A minha primeira prancha foi uma VS 41′ pp modelo Joe Clarke – coisa mais linda… era o meu tapete de liberdade total… como eu amava a minha prancha até um casal de séniores ma roubar. Isso mesmo, fui acudir um amigo e os senhores fizeram o favor de a colocar na mala do Mercedes Benz…. De momento deve estar a surfar couves e batatas… Foi um desgosto e uma perda terrível. Agora deslizo pela Ericeira e por Peniche com uma NMD Parabolic e uma VS Jared Houston.
Obstáculos foram muitos daqueles de ouvido… Ouvi muitos comentários parvos redutores, sexistas porque era mãe, porque era miúda, porque tinha responsabilidades, Blá Blá Blá. A questão é que quando, supostamente, tinha mais tempo e liberdade, era jovem e a trabalhar… não tinha voto na matéria, zero liberdade.
Agora é mesmo como eu quero. Quero ir surfar, vou. Não tenho com quem deixar o miúdo, reservo a ama. Preciso de um fato ou material técnico, posso comprar. Surf trip é uma por ano, raramente sozinha mas se tiver que ser, tenho a prancha e o mar…

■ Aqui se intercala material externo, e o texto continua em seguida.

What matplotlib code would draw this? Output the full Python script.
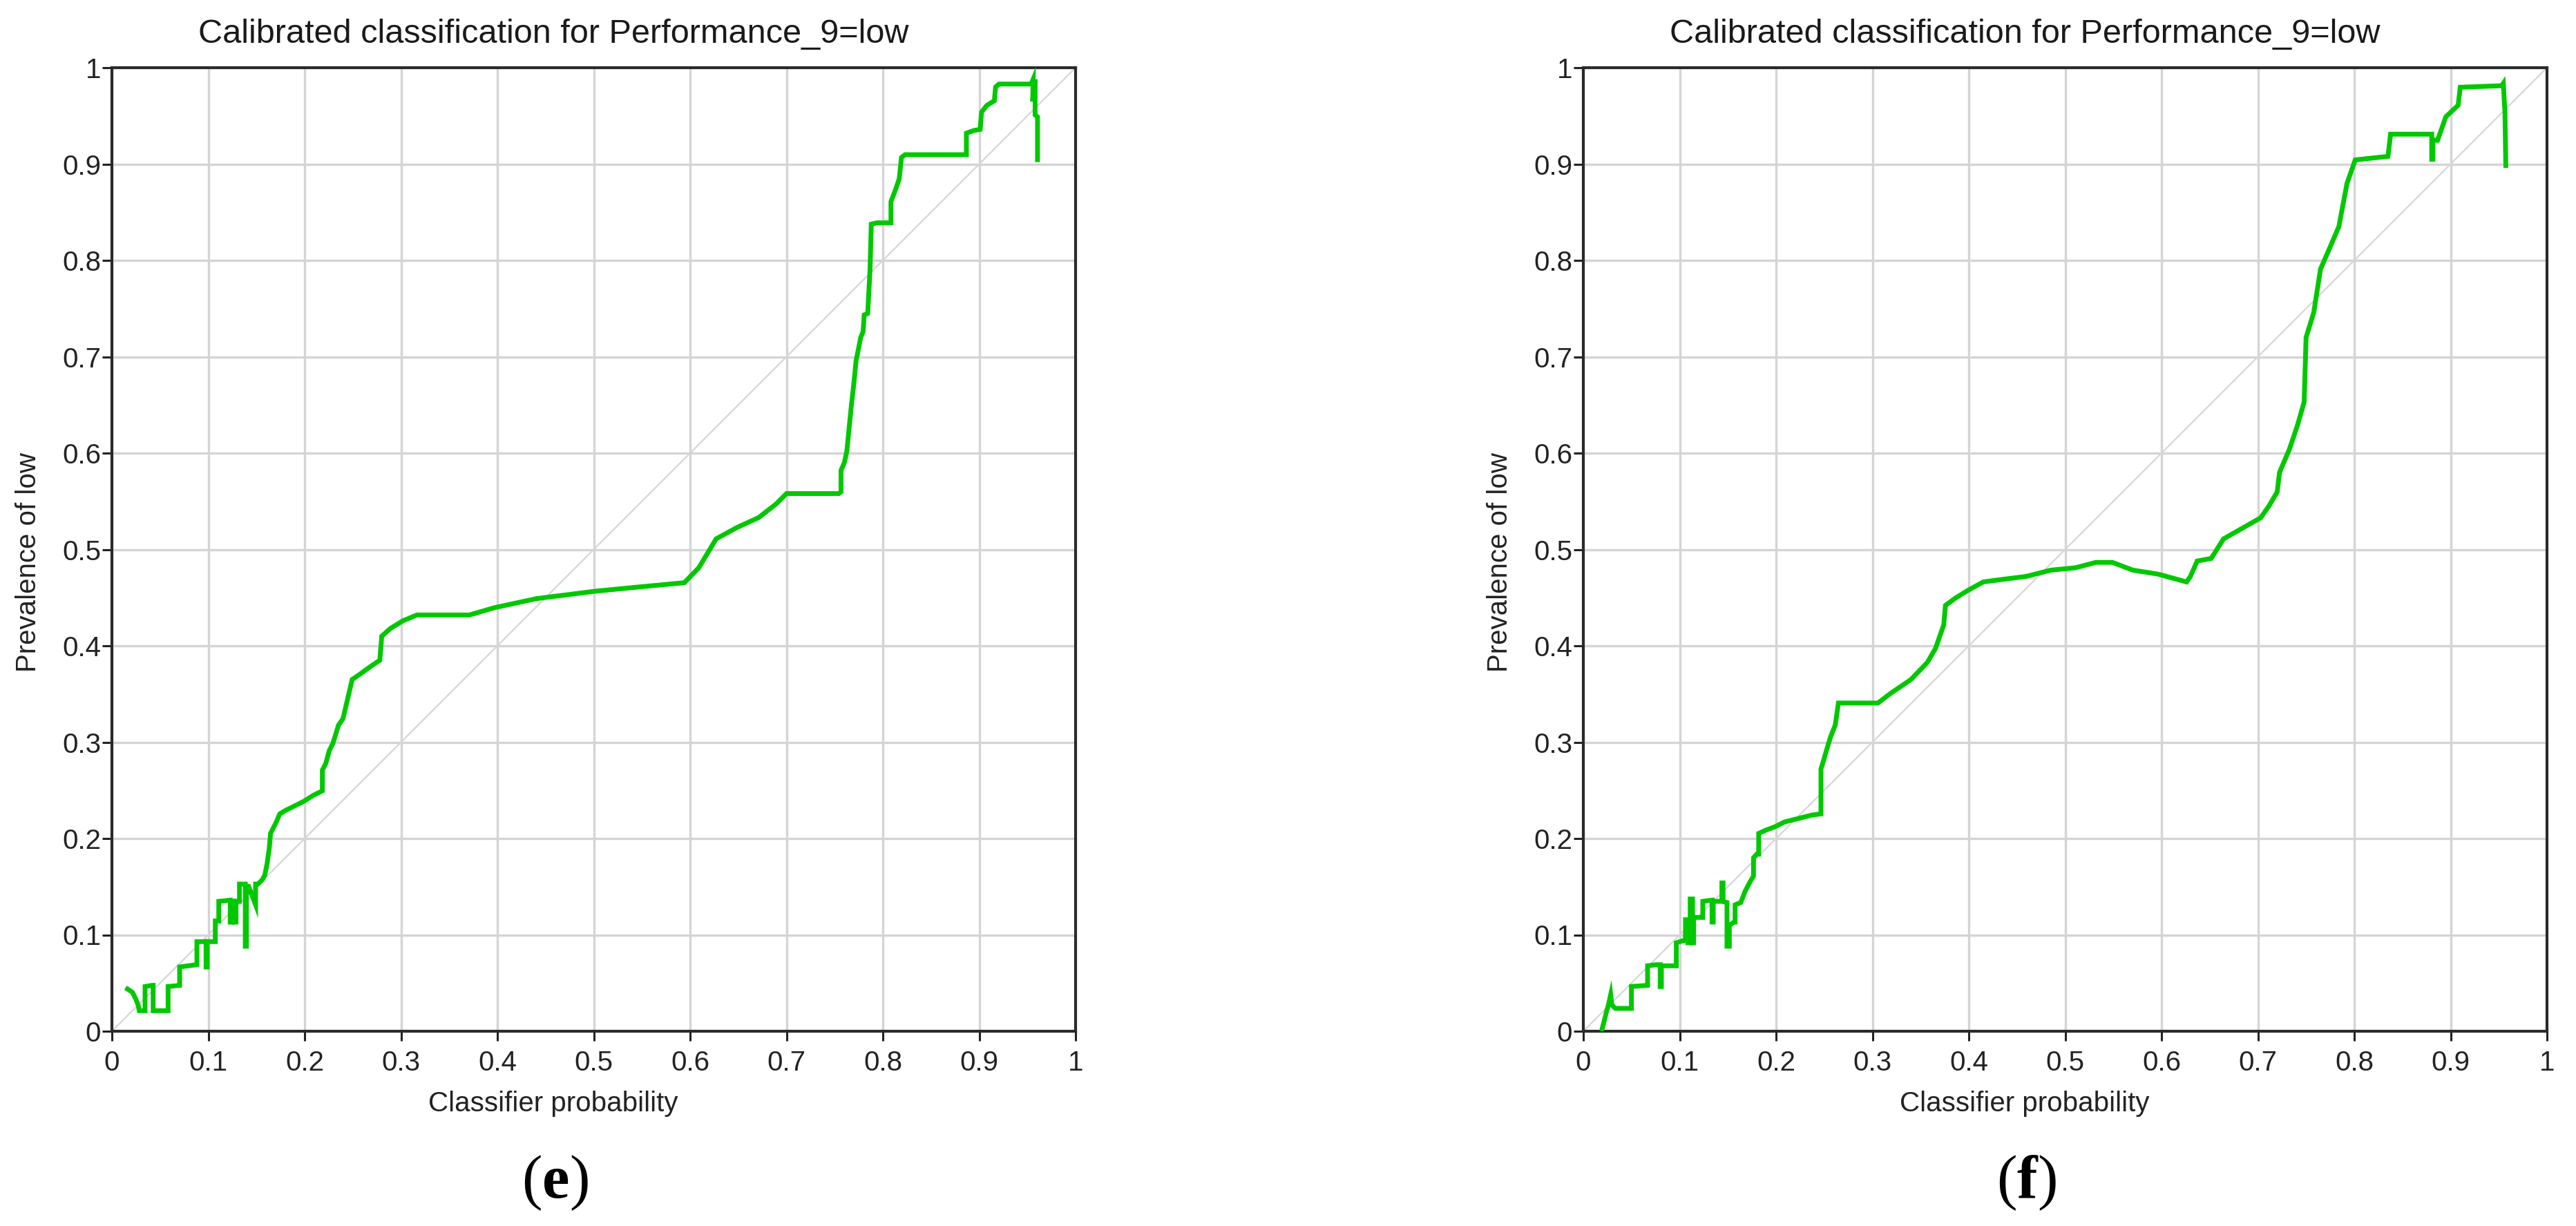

Quero deixar um agradecimento ao meu mentor e amigo Óscar Mansura, muito dedicado e paciente, sempre a estimular e a colocar-me nos limites… Nunca desistiu nem desiste em melhorar a minha prática. É um querido porque escolhe sempre o mar picado para irmos fazer aqueles drops lixados. Não poderia esquecer o meu amigo Ricardo Ornelas Fontinha, que me atura dentro de água e que alinha sempre para ir curtir as ondas, e o meu querido priminho que continua a acompanhar-me apesar de termos uma grande diferença de idades e vivermos longe um do outro…
Para todas as jovens e mulheres que querem fazer bodyboard, bora lá… Sem medos… Se eu consegui, vocês também. Há sempre maneira de dar volta à vida. Há sempre soluções.
Vocês primeiro. A vossa felicidade primeiro.
Vão ver que o bodyboard, as ondas e o mar são libertadores. Não há melhor do que isso! Coragem e arrisquem… Basta sair da zona de conforto. Tenho a certeza que vão conseguir e adorar.”